Yes, it is very sad.  I wish there was a simple way of solving this problem before it is too late.


----------



## Carolyn (Mar 31, 2006)

When we were in Jamaica in January I couldn't believe how bad the coral looked, mostly because of bleaching.  This is so sad.

Carolyn


----------



## Kal (Mar 31, 2006)

Be Worried. Be *VERY* Worried!


----------



## Judy (Mar 31, 2006)

It breaks my heart.

If coral death is caused by too warm water, then shouldn't new reefs become established further north?


----------



## Kal (Mar 31, 2006)

Probably so, but some of the reefs existed when Mr. Columbus showed up for his getaway trip for sun, fun and a bit of exploring.


----------



## DavidnRobin (Mar 31, 2006)

Dramatic shifts in enviroment have caused many species to become extinct - and not right away, but as an aftermath (the dinosaurs became extinct after the ice-age, not during).  If a species cannot adapt then they are doomed, but also may still be doomed due to species they rely upon becoming extinct.
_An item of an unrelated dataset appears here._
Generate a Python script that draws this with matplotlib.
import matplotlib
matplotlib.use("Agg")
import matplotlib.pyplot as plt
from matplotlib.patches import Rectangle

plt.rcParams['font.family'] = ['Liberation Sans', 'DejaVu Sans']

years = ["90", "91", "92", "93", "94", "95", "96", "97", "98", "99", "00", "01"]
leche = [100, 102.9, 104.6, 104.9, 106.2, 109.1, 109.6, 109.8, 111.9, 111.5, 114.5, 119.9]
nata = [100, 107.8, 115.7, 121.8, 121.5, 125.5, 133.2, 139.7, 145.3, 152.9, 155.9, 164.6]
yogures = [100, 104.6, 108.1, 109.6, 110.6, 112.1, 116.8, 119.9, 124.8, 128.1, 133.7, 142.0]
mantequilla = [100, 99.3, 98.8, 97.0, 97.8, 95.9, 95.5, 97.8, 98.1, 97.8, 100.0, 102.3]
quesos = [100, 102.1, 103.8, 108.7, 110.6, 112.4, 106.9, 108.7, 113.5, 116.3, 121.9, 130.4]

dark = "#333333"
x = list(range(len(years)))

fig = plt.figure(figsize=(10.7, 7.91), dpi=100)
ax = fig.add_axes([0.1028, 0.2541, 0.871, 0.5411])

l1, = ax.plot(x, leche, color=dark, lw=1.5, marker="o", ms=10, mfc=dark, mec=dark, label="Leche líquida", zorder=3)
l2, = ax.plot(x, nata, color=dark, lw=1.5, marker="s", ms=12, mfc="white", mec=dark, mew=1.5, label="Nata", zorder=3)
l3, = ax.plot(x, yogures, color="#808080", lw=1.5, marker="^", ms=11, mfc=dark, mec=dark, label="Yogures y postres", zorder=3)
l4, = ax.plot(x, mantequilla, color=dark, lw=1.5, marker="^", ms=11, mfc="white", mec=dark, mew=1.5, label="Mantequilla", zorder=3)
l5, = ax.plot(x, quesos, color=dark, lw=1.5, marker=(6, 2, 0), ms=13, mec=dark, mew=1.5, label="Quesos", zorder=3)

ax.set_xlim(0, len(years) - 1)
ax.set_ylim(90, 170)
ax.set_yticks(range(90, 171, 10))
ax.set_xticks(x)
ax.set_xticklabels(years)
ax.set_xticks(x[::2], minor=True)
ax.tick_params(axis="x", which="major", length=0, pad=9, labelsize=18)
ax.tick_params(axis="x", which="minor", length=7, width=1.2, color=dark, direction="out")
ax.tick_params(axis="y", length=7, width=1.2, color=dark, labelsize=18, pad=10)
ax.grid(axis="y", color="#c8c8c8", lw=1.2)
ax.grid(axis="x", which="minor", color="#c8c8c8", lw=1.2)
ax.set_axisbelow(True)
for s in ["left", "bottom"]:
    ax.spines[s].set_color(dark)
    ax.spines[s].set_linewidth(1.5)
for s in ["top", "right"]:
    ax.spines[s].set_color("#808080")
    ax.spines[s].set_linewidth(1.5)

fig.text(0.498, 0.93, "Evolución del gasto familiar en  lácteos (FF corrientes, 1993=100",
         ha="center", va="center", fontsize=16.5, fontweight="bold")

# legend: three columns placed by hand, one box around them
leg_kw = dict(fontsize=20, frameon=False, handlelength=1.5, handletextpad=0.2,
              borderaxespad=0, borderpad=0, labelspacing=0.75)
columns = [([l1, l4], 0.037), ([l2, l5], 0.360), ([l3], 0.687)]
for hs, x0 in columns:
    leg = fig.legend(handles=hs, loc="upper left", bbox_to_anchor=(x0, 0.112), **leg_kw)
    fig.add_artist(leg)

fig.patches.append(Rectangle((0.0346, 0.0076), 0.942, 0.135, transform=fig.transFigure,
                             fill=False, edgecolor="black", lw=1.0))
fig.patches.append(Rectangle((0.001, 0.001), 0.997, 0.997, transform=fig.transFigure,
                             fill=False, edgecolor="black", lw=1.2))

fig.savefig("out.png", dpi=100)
Is mankind going to become one of those extinct speicies?  Perhaps the only thing that will help the world's enviroment is that man will run out of fossil fuel to burn (I understand that at the current rate there is only around 50 years of oil left)

Too bad the US didn't get involved in the Kyoto Treaty - at least they may have been some attempt (even in vain) to change the enviromental path of disaster that mankind has embarked upon.  {ty GW}


----------



## Kal (Mar 31, 2006)

Just think, today's population of humans has a larger combined mass than the dinosaurs.  We could be the next guy's petroleum!
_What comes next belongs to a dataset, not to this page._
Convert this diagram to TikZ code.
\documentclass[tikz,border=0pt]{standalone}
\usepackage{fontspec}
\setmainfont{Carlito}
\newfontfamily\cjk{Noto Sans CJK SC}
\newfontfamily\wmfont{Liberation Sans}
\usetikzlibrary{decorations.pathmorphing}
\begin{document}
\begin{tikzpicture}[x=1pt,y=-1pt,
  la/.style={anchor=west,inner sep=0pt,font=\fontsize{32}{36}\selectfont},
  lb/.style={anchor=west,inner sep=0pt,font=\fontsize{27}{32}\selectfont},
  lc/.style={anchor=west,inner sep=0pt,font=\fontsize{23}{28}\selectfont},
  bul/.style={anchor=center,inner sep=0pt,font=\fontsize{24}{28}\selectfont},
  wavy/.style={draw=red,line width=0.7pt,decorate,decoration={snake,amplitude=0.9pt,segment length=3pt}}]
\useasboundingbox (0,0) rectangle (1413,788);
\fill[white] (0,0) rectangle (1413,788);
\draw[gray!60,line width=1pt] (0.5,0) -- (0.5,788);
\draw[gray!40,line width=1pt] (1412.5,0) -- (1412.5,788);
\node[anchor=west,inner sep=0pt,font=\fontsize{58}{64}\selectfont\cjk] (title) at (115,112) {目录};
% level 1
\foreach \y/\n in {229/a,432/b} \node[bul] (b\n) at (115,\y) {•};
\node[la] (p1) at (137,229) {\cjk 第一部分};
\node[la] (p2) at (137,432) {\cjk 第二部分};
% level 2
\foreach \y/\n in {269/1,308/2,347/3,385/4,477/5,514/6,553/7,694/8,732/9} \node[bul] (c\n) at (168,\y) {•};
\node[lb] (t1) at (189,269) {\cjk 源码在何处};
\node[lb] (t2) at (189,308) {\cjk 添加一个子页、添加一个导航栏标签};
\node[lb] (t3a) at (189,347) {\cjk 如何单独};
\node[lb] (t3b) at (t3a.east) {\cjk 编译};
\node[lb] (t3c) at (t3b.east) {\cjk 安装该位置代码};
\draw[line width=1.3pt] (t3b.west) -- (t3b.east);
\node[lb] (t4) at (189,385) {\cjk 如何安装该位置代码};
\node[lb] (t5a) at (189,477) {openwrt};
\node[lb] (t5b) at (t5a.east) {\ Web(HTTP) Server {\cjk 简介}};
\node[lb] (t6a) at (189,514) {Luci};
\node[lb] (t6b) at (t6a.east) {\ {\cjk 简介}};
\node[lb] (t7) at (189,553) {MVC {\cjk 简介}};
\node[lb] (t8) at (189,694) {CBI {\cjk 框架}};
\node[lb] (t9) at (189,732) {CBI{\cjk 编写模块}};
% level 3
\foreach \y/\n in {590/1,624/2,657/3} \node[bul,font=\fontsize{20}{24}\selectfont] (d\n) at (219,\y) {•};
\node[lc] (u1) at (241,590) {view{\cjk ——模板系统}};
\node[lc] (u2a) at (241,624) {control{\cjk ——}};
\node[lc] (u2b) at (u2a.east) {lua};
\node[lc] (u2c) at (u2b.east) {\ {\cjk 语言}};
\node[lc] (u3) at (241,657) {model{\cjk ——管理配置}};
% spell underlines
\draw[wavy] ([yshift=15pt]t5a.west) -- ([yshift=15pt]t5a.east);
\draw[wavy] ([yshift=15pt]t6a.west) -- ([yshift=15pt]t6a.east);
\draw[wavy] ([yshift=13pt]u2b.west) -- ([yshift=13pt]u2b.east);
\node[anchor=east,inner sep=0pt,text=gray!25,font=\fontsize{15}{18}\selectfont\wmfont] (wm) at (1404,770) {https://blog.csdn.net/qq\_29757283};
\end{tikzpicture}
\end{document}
In the meantime we best not do anything to harm the profitability of Chevron Texaco, Exxon-Mobile, British Petroleum et.al.  They're just trying to eek out a meager living.


----------



## DavidnRobin (Mar 31, 2006)

I don't think cockroaches will need petroleum. 

Just last year GW finally admitted that there may be global warming -- when this idiot admits to someting like that - we really must be in trouble.


----------



## Kal (Mar 31, 2006)

Keep your eye on the polar ice caps and Greenland.  That's where it begins and ends.  Everything else is a symptom.


----------



## Cat (Mar 31, 2006)

Carolyn said:
			
		

> When we were in Jamaica in January I couldn't believe how bad the coral looked, mostly because of bleaching.  This is so sad.
> 
> Carolyn



The coral has looked really bad in Jamaica at least since 1988. Also, very few fish due to major overfishing.


----------